The Chinese yuan is undergoing its highest weekly decline vs. the US dollar since January 2012. It is also the first string of four consecutive weekly declines since May-June 2012, a period coinciding with a 10% sell-off in the S&P500—the last time the US index fell by such magnitude.

It is especially rare for China to allow prolonged weakness in its currency ahead of international summits such as this weekend’s G20 meeting in Sydney, where the US, Canada (and sometimes Europe) pressure Beijing to allow further CNY liberalization (weakness).

An exception would be if China is sustaining a period of marked slowdown, in which case would justify a weaker yuan –or slowdown the pace of appreciation.
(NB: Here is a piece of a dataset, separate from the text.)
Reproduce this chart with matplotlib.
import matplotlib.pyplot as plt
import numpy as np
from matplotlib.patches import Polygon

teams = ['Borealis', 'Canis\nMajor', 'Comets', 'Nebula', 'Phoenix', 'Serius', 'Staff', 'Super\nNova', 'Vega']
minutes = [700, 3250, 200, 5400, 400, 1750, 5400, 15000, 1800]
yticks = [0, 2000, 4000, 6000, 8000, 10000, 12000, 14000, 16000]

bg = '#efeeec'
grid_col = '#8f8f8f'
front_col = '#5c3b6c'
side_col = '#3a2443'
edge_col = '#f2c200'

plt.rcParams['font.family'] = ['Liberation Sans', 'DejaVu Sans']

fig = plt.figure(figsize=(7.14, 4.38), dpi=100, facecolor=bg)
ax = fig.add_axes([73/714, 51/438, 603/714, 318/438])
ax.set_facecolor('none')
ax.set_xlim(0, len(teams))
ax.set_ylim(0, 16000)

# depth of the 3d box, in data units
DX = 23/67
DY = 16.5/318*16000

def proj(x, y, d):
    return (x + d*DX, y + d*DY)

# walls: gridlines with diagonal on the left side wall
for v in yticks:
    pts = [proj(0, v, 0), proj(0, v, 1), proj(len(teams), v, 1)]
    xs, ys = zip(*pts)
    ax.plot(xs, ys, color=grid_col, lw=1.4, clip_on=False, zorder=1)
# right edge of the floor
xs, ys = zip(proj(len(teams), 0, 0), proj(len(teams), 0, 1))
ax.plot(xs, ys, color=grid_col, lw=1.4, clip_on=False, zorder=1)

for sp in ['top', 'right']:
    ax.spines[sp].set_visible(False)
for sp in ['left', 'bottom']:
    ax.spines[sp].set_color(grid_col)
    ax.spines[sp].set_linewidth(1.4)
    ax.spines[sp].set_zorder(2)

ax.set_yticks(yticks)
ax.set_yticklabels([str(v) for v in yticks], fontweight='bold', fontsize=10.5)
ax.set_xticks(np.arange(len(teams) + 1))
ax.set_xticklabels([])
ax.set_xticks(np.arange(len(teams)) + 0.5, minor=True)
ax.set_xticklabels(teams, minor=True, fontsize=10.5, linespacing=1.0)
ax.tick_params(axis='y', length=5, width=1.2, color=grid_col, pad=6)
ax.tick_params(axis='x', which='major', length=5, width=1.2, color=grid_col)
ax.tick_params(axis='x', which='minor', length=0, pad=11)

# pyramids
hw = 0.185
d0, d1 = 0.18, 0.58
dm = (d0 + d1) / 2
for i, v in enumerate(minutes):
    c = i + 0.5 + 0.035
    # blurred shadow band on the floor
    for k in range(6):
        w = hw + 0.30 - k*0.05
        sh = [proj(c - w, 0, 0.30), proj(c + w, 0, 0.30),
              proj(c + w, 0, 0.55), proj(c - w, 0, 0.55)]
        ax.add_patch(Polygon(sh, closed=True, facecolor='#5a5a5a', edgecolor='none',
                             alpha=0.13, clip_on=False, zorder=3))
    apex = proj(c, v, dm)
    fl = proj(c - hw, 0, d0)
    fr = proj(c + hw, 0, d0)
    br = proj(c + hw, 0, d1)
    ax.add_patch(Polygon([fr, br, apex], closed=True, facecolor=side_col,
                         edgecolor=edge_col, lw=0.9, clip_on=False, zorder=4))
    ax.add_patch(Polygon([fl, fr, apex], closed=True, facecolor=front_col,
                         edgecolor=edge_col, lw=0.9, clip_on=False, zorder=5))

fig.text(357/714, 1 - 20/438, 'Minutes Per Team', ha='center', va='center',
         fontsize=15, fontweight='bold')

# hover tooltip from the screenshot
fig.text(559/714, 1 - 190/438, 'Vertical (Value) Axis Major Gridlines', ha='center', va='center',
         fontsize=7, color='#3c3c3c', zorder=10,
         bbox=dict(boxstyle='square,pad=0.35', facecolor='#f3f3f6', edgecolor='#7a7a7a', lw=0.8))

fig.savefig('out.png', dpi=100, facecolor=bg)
Recent data have indeed shown weakness. January services PMI fell to 53.4, the lowest figure on record over the past 3 years of the index, while the manufacturing PMI fell to 50, the lowest since July of last year.
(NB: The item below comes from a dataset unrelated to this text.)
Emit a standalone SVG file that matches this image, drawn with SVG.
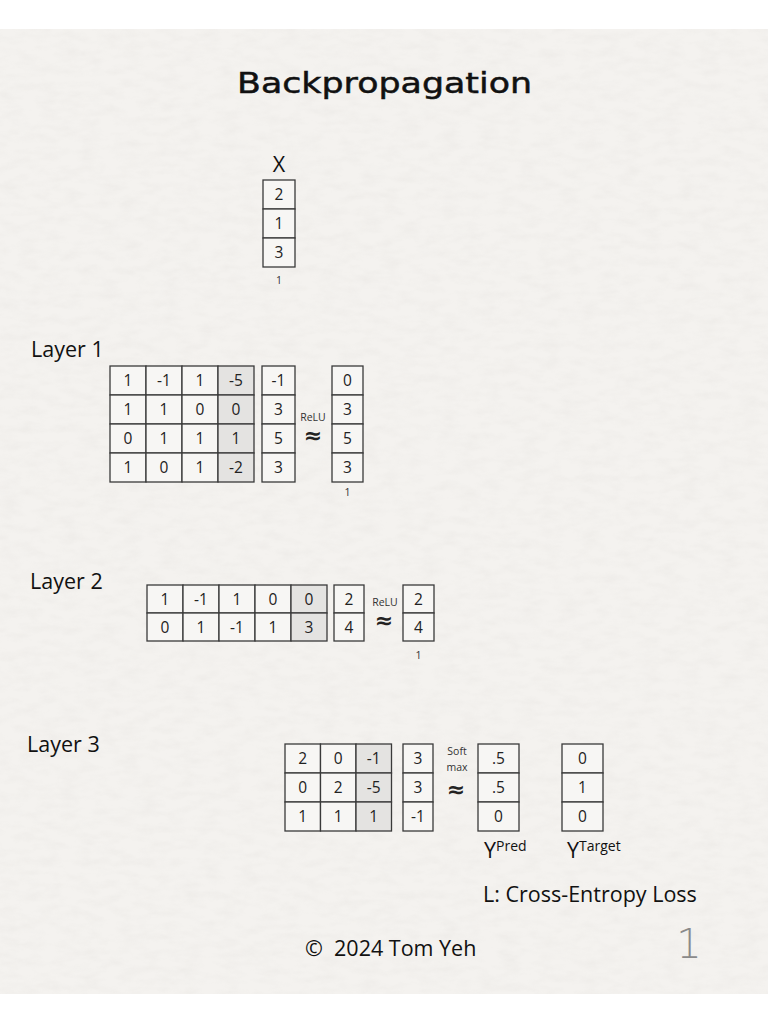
<svg xmlns="http://www.w3.org/2000/svg" width="768" height="1024" viewBox="0 0 768 1024">
<defs>
<filter id="paper" x="0" y="0" width="100%" height="100%">
<feTurbulence type="fractalNoise" baseFrequency="0.05 0.12" numOctaves="3" seed="4" result="n"/>
<feColorMatrix in="n" type="matrix" values="0 0 0 0 0.55  0 0 0 0 0.53  0 0 0 0 0.5  0 0 0 -0.9 0.55" result="c"/>
<feComposite in="c" in2="SourceGraphic" operator="in"/>
</filter>
</defs>
<style>
.cell{fill:#f7f6f4;stroke:#3a3a3a;stroke-width:1.3}
.sh{fill:#e4e3e1;stroke:#3a3a3a;stroke-width:1.3}
.v{font-family:"Open Sans","Liberation Sans",sans-serif;font-size:15.5px;fill:#222;text-anchor:middle}
.lbl{font-family:"Open Sans","Liberation Sans",sans-serif;font-size:21.5px;fill:#111}
.sm{font-family:"Open Sans","Liberation Sans",sans-serif;font-size:10.5px;fill:#333;text-anchor:middle}
.ap{font-family:"DejaVu Sans",sans-serif;font-size:22px;font-weight:bold;fill:#222;text-anchor:middle}
</style>
<rect x="0" y="0" width="768" height="1024" fill="#ffffff"/>
<rect x="0" y="29" width="768" height="965" fill="#f4f2ef"/>
<rect x="0" y="29" width="768" height="965" fill="#f4f2ef" filter="url(#paper)" opacity="0.22"/>

<g id="title">
<text x="237" y="93" font-family="DejaVu Sans, sans-serif" font-size="29" fill="#111" stroke="#111" stroke-width="0.5" textLength="295" lengthAdjust="spacingAndGlyphs">Backpropagation</text>
</g>

<g id="x-vector">
<text x="279" y="172" class="lbl" text-anchor="middle" font-size="19">X</text>
<rect class="cell" x="263" y="180" width="32" height="29"/>
<rect class="cell" x="263" y="209" width="32" height="29"/>
<rect class="cell" x="263" y="238" width="32" height="29"/>
<text class="v" x="279" y="200">2</text>
<text class="v" x="279" y="229">1</text>
<text class="v" x="279" y="258">3</text>
<text class="sm" x="279" y="284">1</text>
</g>

<g id="layer1">
<text class="lbl" x="31" y="357">Layer 1</text>
<g id="layer1-weights">
<rect class="cell" x="110" y="366" width="36" height="29"/><rect class="cell" x="146" y="366" width="36" height="29"/><rect class="cell" x="182" y="366" width="36" height="29"/><rect class="sh" x="218" y="366" width="36" height="29"/>
<rect class="cell" x="110" y="395" width="36" height="29"/><rect class="cell" x="146" y="395" width="36" height="29"/><rect class="cell" x="182" y="395" width="36" height="29"/><rect class="sh" x="218" y="395" width="36" height="29"/>
<rect class="cell" x="110" y="424" width="36" height="29"/><rect class="cell" x="146" y="424" width="36" height="29"/><rect class="cell" x="182" y="424" width="36" height="29"/><rect class="sh" x="218" y="424" width="36" height="29"/>
<rect class="cell" x="110" y="453" width="36" height="29"/><rect class="cell" x="146" y="453" width="36" height="29"/><rect class="cell" x="182" y="453" width="36" height="29"/><rect class="sh" x="218" y="453" width="36" height="29"/>
<text class="v" x="128" y="386">1</text><text class="v" x="164" y="386">-1</text><text class="v" x="200" y="386">1</text><text class="v" x="236" y="386">-5</text>
<text class="v" x="128" y="415">1</text><text class="v" x="164" y="415">1</text><text class="v" x="200" y="415">0</text><text class="v" x="236" y="415">0</text>
<text class="v" x="128" y="444">0</text><text class="v" x="164" y="444">1</text><text class="v" x="200" y="444">1</text><text class="v" x="236" y="444">1</text>
<text class="v" x="128" y="473">1</text><text class="v" x="164" y="473">0</text><text class="v" x="200" y="473">1</text><text class="v" x="236" y="473">-2</text>
</g>
<g id="layer1-z">
<rect class="cell" x="262" y="366" width="33" height="29"/><rect class="cell" x="262" y="395" width="33" height="29"/><rect class="cell" x="262" y="424" width="33" height="29"/><rect class="cell" x="262" y="453" width="33" height="29"/>
<text class="v" x="278.5" y="386">-1</text><text class="v" x="278.5" y="415">3</text><text class="v" x="278.5" y="444">5</text><text class="v" x="278.5" y="473">3</text>
</g>
<text class="sm" x="313" y="421">ReLU</text>
<text class="ap" x="313" y="443">≈</text>
<g id="layer1-a">
<rect class="cell" x="332" y="366" width="31" height="29"/><rect class="cell" x="332" y="395" width="31" height="29"/><rect class="cell" x="332" y="424" width="31" height="29"/><rect class="cell" x="332" y="453" width="31" height="29"/>
<text class="v" x="347.5" y="386">0</text><text class="v" x="347.5" y="415">3</text><text class="v" x="347.5" y="444">5</text><text class="v" x="347.5" y="473">3</text>
<text class="sm" x="347.5" y="496">1</text>
</g>
</g>

<g id="layer2">
<text class="lbl" x="30" y="589">Layer 2</text>
<g id="layer2-weights">
<rect class="cell" x="147" y="585" width="36" height="28"/><rect class="cell" x="183" y="585" width="36" height="28"/><rect class="cell" x="219" y="585" width="36" height="28"/><rect class="cell" x="255" y="585" width="36" height="28"/><rect class="sh" x="291" y="585" width="36" height="28"/>
<rect class="cell" x="147" y="613" width="36" height="28"/><rect class="cell" x="183" y="613" width="36" height="28"/><rect class="cell" x="219" y="613" width="36" height="28"/><rect class="cell" x="255" y="613" width="36" height="28"/><rect class="sh" x="291" y="613" width="36" height="28"/>
<text class="v" x="165" y="604.5">1</text><text class="v" x="201" y="604.5">-1</text><text class="v" x="237" y="604.5">1</text><text class="v" x="273" y="604.5">0</text><text class="v" x="309" y="604.5">0</text>
<text class="v" x="165" y="632.5">0</text><text class="v" x="201" y="632.5">1</text><text class="v" x="237" y="632.5">-1</text><text class="v" x="273" y="632.5">1</text><text class="v" x="309" y="632.5">3</text>
</g>
<g id="layer2-z">
<rect class="cell" x="334" y="585" width="30" height="28"/><rect class="cell" x="334" y="613" width="30" height="28"/>
<text class="v" x="349" y="604.5">2</text><text class="v" x="349" y="632.5">4</text>
</g>
<text class="sm" x="385" y="606">ReLU</text>
<text class="ap" x="384" y="628">≈</text>
<g id="layer2-a">
<rect class="cell" x="403" y="585" width="31" height="28"/><rect class="cell" x="403" y="613" width="31" height="28"/>
<text class="v" x="418.5" y="604.5">2</text><text class="v" x="418.5" y="632.5">4</text>
<text class="sm" x="418.5" y="659">1</text>
</g>
</g>

<g id="layer3">
<text class="lbl" x="27" y="752">Layer 3</text>
<g id="layer3-weights">
<rect class="cell" x="285" y="744" width="35.5" height="29"/><rect class="cell" x="320.5" y="744" width="35.5" height="29"/><rect class="sh" x="356" y="744" width="35.5" height="29"/>
<rect class="cell" x="285" y="773" width="35.5" height="29"/><rect class="cell" x="320.5" y="773" width="35.5" height="29"/><rect class="sh" x="356" y="773" width="35.5" height="29"/>
<rect class="cell" x="285" y="802" width="35.5" height="29"/><rect class="cell" x="320.5" y="802" width="35.5" height="29"/><rect class="sh" x="356" y="802" width="35.5" height="29"/>
<text class="v" x="302.75" y="764">2</text><text class="v" x="338.25" y="764">0</text><text class="v" x="373.75" y="764">-1</text>
<text class="v" x="302.75" y="793">0</text><text class="v" x="338.25" y="793">2</text><text class="v" x="373.75" y="793">-5</text>
<text class="v" x="302.75" y="822">1</text><text class="v" x="338.25" y="822">1</text><text class="v" x="373.75" y="822">1</text>
</g>
<g id="layer3-z">
<rect class="cell" x="403" y="744" width="30" height="29"/><rect class="cell" x="403" y="773" width="30" height="29"/><rect class="cell" x="403" y="802" width="30" height="29"/>
<text class="v" x="418" y="764">3</text><text class="v" x="418" y="793">3</text><text class="v" x="418" y="822">-1</text>
</g>
<text class="sm" x="457" y="755">Soft</text>
<text class="sm" x="457" y="771">max</text>
<text class="ap" x="456" y="797">≈</text>
<g id="y-pred">
<rect class="cell" x="478" y="744" width="41" height="29"/><rect class="cell" x="478" y="773" width="41" height="29"/><rect class="cell" x="478" y="802" width="41" height="29"/>
<text class="v" x="498.5" y="764">.5</text><text class="v" x="498.5" y="793">.5</text><text class="v" x="498.5" y="822">0</text>
<text class="lbl" x="484" y="858" font-size="21">Y<tspan font-size="14" dy="-7">Pred</tspan></text>
</g>
<g id="y-target">
<rect class="cell" x="562" y="744" width="41" height="29"/><rect class="cell" x="562" y="773" width="41" height="29"/><rect class="cell" x="562" y="802" width="41" height="29"/>
<text class="v" x="582.5" y="764">0</text><text class="v" x="582.5" y="793">1</text><text class="v" x="582.5" y="822">0</text>
<text class="lbl" x="567" y="858" font-size="21">Y<tspan font-size="14" dy="-7">Target</tspan></text>
</g>
</g>

<g id="loss">
<text class="lbl" x="483" y="902" font-size="22.5">L: Cross-Entropy Loss</text>
</g>
<g id="footer">
<text class="lbl" x="305" y="956" font-size="18.6" xml:space="preserve">©  2024 Tom Yeh</text>
<text x="689" y="958" font-family="DejaVu Sans, sans-serif" font-size="40" font-weight="300" fill="#8a8a8a" text-anchor="middle">1</text>
</g>
</svg>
The CNY chart below shows the currency has appreciated 25% against the USD since Beijing revalued the currency in July 2005. The increase emerged in 2 phases: a 15% rise from July 2005 to July 2008; and an 11% rise from 2008 to now. The latter phase was widely part of the campaign to internationalize the currency in global markets. So is the yuan done appreciating?

Yuan decline and Dalai Lama Obama visit

Some have speculated that Beijing’s action may be aimed at the US in protest at president Obama’s planned meeting with Tibetan spiritual leader Dalai Lama. In none of Obama’s two meetings with Dalai Lama in 2010 or 2011 has China gone as far as freezing diplomatic relations with Washington as it has done with the UK when PM Cameron met with the spiritual leader in May 2012. Has Beijing reached the end of the line with Washington? Is it starting its own war of currencies?

Trust product solvency

Another possible culprit maybe the decline in Chinese bond yields to be causing investors to exit the CNY-carry trade. The prolonged slowdown in China’s economy is complicating the solvency of trust credit products tied to the mining industry, and thereby impacting the credit chain. Despite perceptions of Beijing’s capacity to bailout these financial institutions, there is a limit onto how far it goes. China’s 5-year credit default swap has climbed over 20-bps from December lows. The next warning may come in the form of a ratings outlook downgrade from a major credit rating agency.

G20 Weekend in Sydney

Two years after emerging market nations blamed the Federal Reserve’s quantitative easing policy for the excessive run-up in the value of their currencies via deepening decline in the USD, leaders of some emerging market economies are blaming the Fed’s tapering of asset purchases on the volatility and decline in their currencies. The argument that the Fed’s $20 bn tapering of its monthly asset purchases has diverted away capital from bonds to the rising yields of US treasuries is one avenue of criticism. Europe and North America will likely support the Fed’s normalization policy and urge emerging markets to clean house internally.

More importantly, attention may revert to Japan as PM Abe’s massive stimulus will likely to draw renewed support following Japan’s economy notable improvement in 2013—notwithstanding the disappointing 0.3% rise in Q4. Any words of G20 support for Abe should extend recent yen selling and potentially call up 103.50s in USDJPY until the next cap emerges at right below 104.00.